Copy the material that follows word for word and omit its pictures.

# # # # #

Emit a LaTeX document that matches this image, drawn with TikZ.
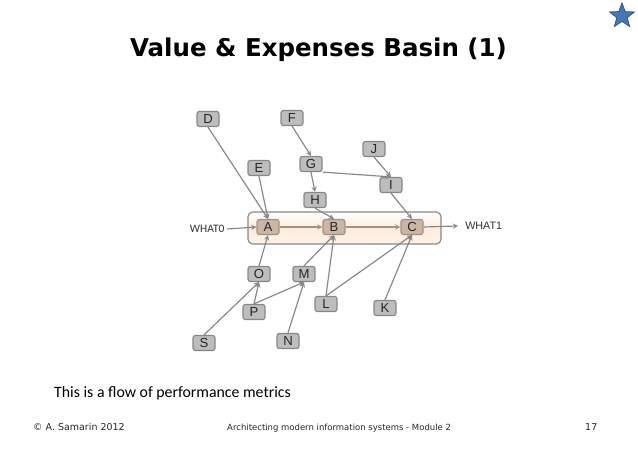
\documentclass[tikz,border=0pt]{standalone}
\usepackage{fontspec}
\setmainfont{Liberation Sans}
\newfontfamily\titlefont{DejaVu Sans}
\newfontfamily\bodyfont{Carlito}
\usetikzlibrary{shapes.geometric}

\definecolor{flowgrey}{RGB}{135,135,135}
\definecolor{badgeblue}{RGB}{70,120,185}
\definecolor{stagefill}{RGB}{203,182,165}
\definecolor{stageline}{RGB}{165,145,130}
\definecolor{basinfill}{RGB}{253,236,222}
\tikzstyle{metric} = [draw=flowgrey, fill=black!26, line width=1pt, rectangle,
  rounded corners=2pt, minimum width=22*0.3mm, minimum height=15*0.3mm,
  inner sep=0pt, font=\fontsize{11.2}{13}\selectfont, text=black!85]
\tikzstyle{stage} = [metric, draw=stageline, fill=stagefill]
\tikzstyle{basin} = [draw=flowgrey, line width=1pt, rectangle, rounded corners=4pt,
  minimum width=193*0.3mm, minimum height=32*0.3mm,
  top color=white, bottom color=basinfill!70, middle color=basinfill]
\tikzstyle{flow} = [->, >=stealth, line width=1pt, color=flowgrey]
\tikzstyle{inflow} = [flow, color=stageline]
\tikzstyle{what} = [inner sep=2pt, font=\fontsize{9.2}{12}\selectfont, text=black!80]
\tikzstyle{footer} = [inner sep=0pt, anchor=base west,
  font=\titlefont\fontsize{8.1}{10}\selectfont, color=black!85]

\begin{document}
\begin{tikzpicture}[x=0.3mm, y=-0.3mm]
        \useasboundingbox (0,0) rectangle (638,451);

        \node [inner sep=0pt] (title) at (318.5,50)
          {\titlefont\bfseries\fontsize{20.9}{25}\selectfont Value \& Expenses Basin (1)};
        \node [star, star points=5, star point ratio=2.4, minimum size=7.8mm, inner sep=0pt,
          draw=badgeblue!70!black, line width=0.7pt, fill=badgeblue] (badge) at (622,16) {};

        \node [basin]  (basin) at (344.5,228) {};

        \node [metric] (D) at (208,119) {D};
        \node [metric] (F) at (292,118) {F};
        \node [metric] (J) at (374,149) {J};
        \node [metric] (G) at (311,164) {G};
        \node [metric] (E) at (259,168) {E};
        \node [metric] (I) at (391,185) {I};
        \node [metric] (H) at (315,200) {H};
        \node [stage]  (A) at (268,227) {A};
        \node [stage]  (B) at (334,227) {B};
        \node [stage]  (C) at (412,227) {C};
        \node [metric] (O) at (259,274) {O};
        \node [metric] (M) at (304,274) {M};
        \node [metric] (L) at (326,304) {L};
        \node [metric] (K) at (385,308) {K};
        \node [metric] (P) at (254,312) {P};
        \node [metric] (S) at (204,343) {S};
        \node [metric] (N) at (288,341) {N};

        \node [what, anchor=east, font=\fontsize{9.8}{12}\selectfont] (what0) at (227,229) {\bodyfont WHAT0};
        \node [what, anchor=west, inner sep=6pt] (what1) at (458,226) {WHAT1};

        \draw[flow] (what0.east) -- (A.west);
        \draw[flow] (C.east) -- (what1.west);
        \draw[inflow] (A.east) -- (B.west);
        \draw[inflow] (B.east) -- (C.west);

        \draw[flow] (D.south) -- (A.north);
        \draw[flow] (E.south) -- (A.north);
        \draw[flow] (F.south) -- (G.north);
        \draw[flow] (G.south) -- (H.north);
        \draw[flow] (G.south east) -- (I.north);
        \draw[flow] (J.south) -- (I.north);
        \draw[flow] (H.south) -- (B.north);
        \draw[flow] (I.south) -- (C.north);
        \draw[flow] (O.north) -- (A.south);
        \draw[flow] (M.north) -- (B.south);
        \draw[flow] (L.north) -- (B.south);
        \draw[flow] (L.north) -- (C.south);
        \draw[flow] (K.north) -- (C.south);
        \draw[flow] (P.north) -- (O.south);
        \draw[flow] (P.north) -- (M.south);
        \draw[flow] (S.north) -- (O.south);
        \draw[flow] (N.north) -- (M.south);

        \node [inner sep=0pt, anchor=base west] (note) at (54,398)
          {\bodyfont\fontsize{13.5}{16}\selectfont This is a flow of performance metrics};
        \node [footer] (copyright) at (33,431) {© A. Samarin 2012};
        \node [footer, font=\titlefont\fontsize{7.25}{10}\selectfont] (module) at (227,431)
          {Architecting modern information systems - Module 2};
        \node [footer] (page)      at (585,431) {17};
      \end{tikzpicture}
\end{document}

# # # # #

SOLUTION
Emit a LaTeX document that matches this image, drawn with TikZ.
\documentclass[tikz,border=0pt]{standalone}
\usepackage{fontspec}
\setmainfont{Liberation Sans}
\newfontfamily\titlefont{DejaVu Sans}
\newfontfamily\bodyfont{Carlito}
\usetikzlibrary{shapes.geometric}

\definecolor{flowgrey}{RGB}{135,135,135}
\definecolor{badgeblue}{RGB}{70,120,185}
\definecolor{stagefill}{RGB}{203,182,165}
\definecolor{stageline}{RGB}{165,145,130}
\definecolor{basinfill}{RGB}{253,236,222}
\tikzstyle{metric} = [draw=flowgrey, fill=black!26, line width=1pt, rectangle,
  rounded corners=2pt, minimum width=22*0.3mm, minimum height=15*0.3mm,
  inner sep=0pt, font=\fontsize{11.2}{13}\selectfont, text=black!85]
\tikzstyle{stage} = [metric, draw=stageline, fill=stagefill]
\tikzstyle{basin} = [draw=flowgrey, line width=1pt, rectangle, rounded corners=4pt,
  minimum width=193*0.3mm, minimum height=32*0.3mm,
  top color=white, bottom color=basinfill!70, middle color=basinfill]
\tikzstyle{flow} = [->, >=stealth, line width=1pt, color=flowgrey]
\tikzstyle{inflow} = [flow, color=stageline]
\tikzstyle{what} = [inner sep=2pt, font=\fontsize{9.2}{12}\selectfont, text=black!80]
\tikzstyle{footer} = [inner sep=0pt, anchor=base west,
  font=\titlefont\fontsize{8.1}{10}\selectfont, color=black!85]

\begin{document}
\begin{tikzpicture}[x=0.3mm, y=-0.3mm]
        \useasboundingbox (0,0) rectangle (638,451);

        \node [inner sep=0pt] (title) at (318.5,50)
          {\titlefont\bfseries\fontsize{20.9}{25}\selectfont Value \& Expenses Basin (1)};
        \node [star, star points=5, star point ratio=2.4, minimum size=7.8mm, inner sep=0pt,
          draw=badgeblue!70!black, line width=0.7pt, fill=badgeblue] (badge) at (622,16) {};

        \node [basin]  (basin) at (344.5,228) {};

        \node [metric] (D) at (208,119) {D};
        \node [metric] (F) at (292,118) {F};
        \node [metric] (J) at (374,149) {J};
        \node [metric] (G) at (311,164) {G};
        \node [metric] (E) at (259,168) {E};
        \node [metric] (I) at (391,185) {I};
        \node [metric] (H) at (315,200) {H};
        \node [stage]  (A) at (268,227) {A};
        \node [stage]  (B) at (334,227) {B};
        \node [stage]  (C) at (412,227) {C};
        \node [metric] (O) at (259,274) {O};
        \node [metric] (M) at (304,274) {M};
        \node [metric] (L) at (326,304) {L};
        \node [metric] (K) at (385,308) {K};
        \node [metric] (P) at (254,312) {P};
        \node [metric] (S) at (204,343) {S};
        \node [metric] (N) at (288,341) {N};

        \node [what, anchor=east, font=\fontsize{9.8}{12}\selectfont] (what0) at (227,229) {\bodyfont WHAT0};
        \node [what, anchor=west, inner sep=6pt] (what1) at (458,226) {WHAT1};

        \draw[flow] (what0.east) -- (A.west);
        \draw[flow] (C.east) -- (what1.west);
        \draw[inflow] (A.east) -- (B.west);
        \draw[inflow] (B.east) -- (C.west);

        \draw[flow] (D.south) -- (A.north);
        \draw[flow] (E.south) -- (A.north);
        \draw[flow] (F.south) -- (G.north);
        \draw[flow] (G.south) -- (H.north);
        \draw[flow] (G.south east) -- (I.north);
        \draw[flow] (J.south) -- (I.north);
        \draw[flow] (H.south) -- (B.north);
        \draw[flow] (I.south) -- (C.north);
        \draw[flow] (O.north) -- (A.south);
        \draw[flow] (M.north) -- (B.south);
        \draw[flow] (L.north) -- (B.south);
        \draw[flow] (L.north) -- (C.south);
        \draw[flow] (K.north) -- (C.south);
        \draw[flow] (P.north) -- (O.south);
        \draw[flow] (P.north) -- (M.south);
        \draw[flow] (S.north) -- (O.south);
        \draw[flow] (N.north) -- (M.south);

        \node [inner sep=0pt, anchor=base west] (note) at (54,398)
          {\bodyfont\fontsize{13.5}{16}\selectfont This is a flow of performance metrics};
        \node [footer] (copyright) at (33,431) {© A. Samarin 2012};
        \node [footer, font=\titlefont\fontsize{7.25}{10}\selectfont] (module) at (227,431)
          {Architecting modern information systems - Module 2};
        \node [footer] (page)      at (585,431) {17};
      \end{tikzpicture}
\end{document}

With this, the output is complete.